Once ya get to th point where ya gots some Roamin Catlickrs sayin "We aint had a popeski since 1958," its only a mattr o time bfore you gots some o them sayin, "Its time we went ahead and elecktd ourselfs a popeski."  These is fokes whove gone from bein Sedevacantists to bein whats calld Conclavists.  Since th Collidge o Cardnals spposedly aint fit to hold a Papl Conclave, ... well ... these fokes figgr THEYs a-gonna hafta hold one.

So some chick namd Teresa Stanfill-Benns and some dude namd David Bawden send out a invitation to all orthodox Catlickrs, summonin em to assemble fer th prpose o elecktin a real popeski -- yknow ... one who hates all th fokes a real popeskis a-spposta hate.  And on July 16, 1990, in th cosmapolitn metropolis o Belvue, Kansas, they gatherd.  All six of em.  There was Mrs Stanfill-Benns.  There was Mr Bawden.  Then there was Mr Bawdens mom & dad.  There was also anothr couple.  In th makeshift basilica of a Vatican in exile -- which some have mistakn fer a store ownd by th Bawden famly -- these Dfendrs o th Fait elecktd ...  Guess who!  Yep.  Mr David Bawden imself -- or "Pope Michael," as he prefrs t be calld.

Fokes, up t now I been, like, a impartial reportr here.  But now I gotta say ...  This guy aint no real popeski!  I mean, you can friggin tell!  Fer one thing, he gots a website that gots a blogski on it.  Now THAT by itself dont disquallify im, cause a real popeski can have a website, and I think I seen somwheres that Pope Bendydick gots imself a blogski; but fokes, this Pope Mike fella gots a buttn on his blogski that says CONTACT POPE MICHAEL!  Now I dont wanna go all Mel Gipson on ya, but YOU DONT JUS GO CONTACKTIN TH POPE, okay?  If th Pope wants t hear from ya, heell jus send out a btallion o th Swiss Guard, and maybe a coupl o buttn-men from th Corleone Famly, to come n getcha.  Yer gonna, like, IM th Popeski?  Like, "Hey, hows it hangin, Pope?"  I dont think so.
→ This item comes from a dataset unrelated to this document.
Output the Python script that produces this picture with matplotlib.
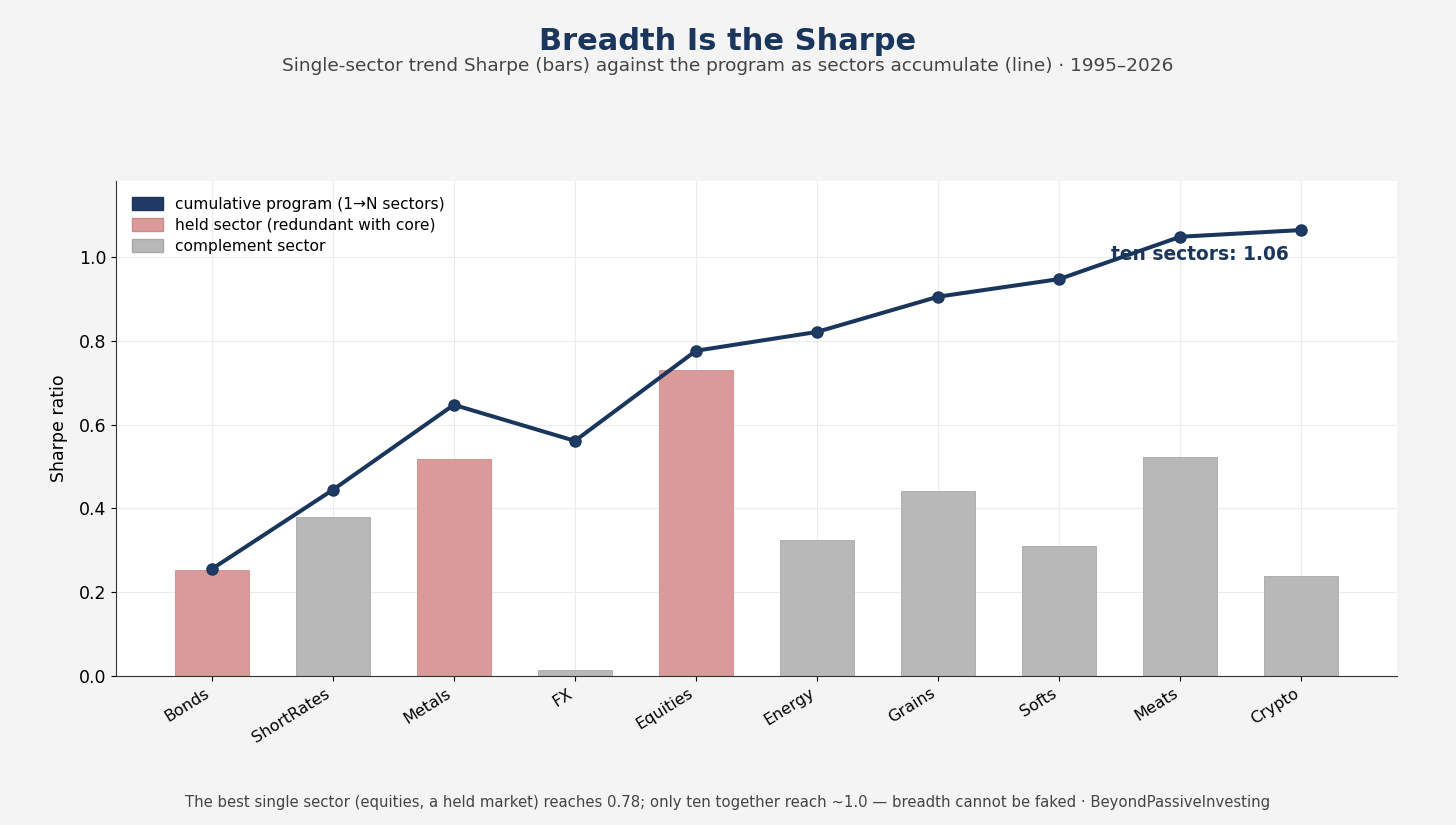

Fer anothr thing, take a look at th guys pitchr on his blogski.  Seems pretty clear th guy aint evn got any decent popin gear t wear.  Alls e gots is, like, a white shirt wif a high, tight collr that barely distinguishs im from a guy in a barbr chair gettin a haircut.  Only thing popish bout that shirt is that it look like it hangs low enough to let th guy lose th britchs & go totly smokeless, like a real popeski coud.  And look: Where dya sppose a guy goes to get imself some popin gear?  PopeKo?  And sppose you find a place that sells popin gear.  Whaddya do -- walk in and say "I need some popin gear"?  Th sales clerk might ask ya why you need popin gear.  Whaddya say to that -- "Uhhh ... Because Im, like, th fuckin Pope?"  See, if you hafta say "Im th Pope," its a cinch evryonell know you aint.  Thats cause any real popeski will awready have all th popin gear -- cause they give ya all that stuff right when ya become th Popeski.  Th Pope gots a mnopoly on popin gear.  Theres probly sompm like Versace at th Vatican, and only th Popes allowd t shop there.

Fer one more thing, you cant tell me that this dude down in Kansas gots th ontourage that comes wif bein Pope.  Heck!  Th real Popeski not only gots th official pope-hats; he evn gots a guy who follows im around swappin his pope-hat evry now & then.

A real popeski dont hafta do nothin fer imself, except maybe focus his own eyeballs

and maybe transubstantiate some stuff, I guess.

But look.  I aint yet toldja bout th WERST o Pope Mikes problems.  Seems one Mrs Teresa Stanfill-Benns -- yeah ... that Teresa Stanfill-Benns ... she who helpd cnvene th now-famous 6-pack Conclave -- has in 2006 and 2007 publishd articles chalengin th validity o Pope Mikes elecktion.  Evn she dont think Pope Mikes a real popeski!

And how dya think this embattld pontiff has set about dfendin his claim to th papacy?  Well ... if you said, "He excmmunicatd th fuckin bitchski," then I gots nothin more t teach yas.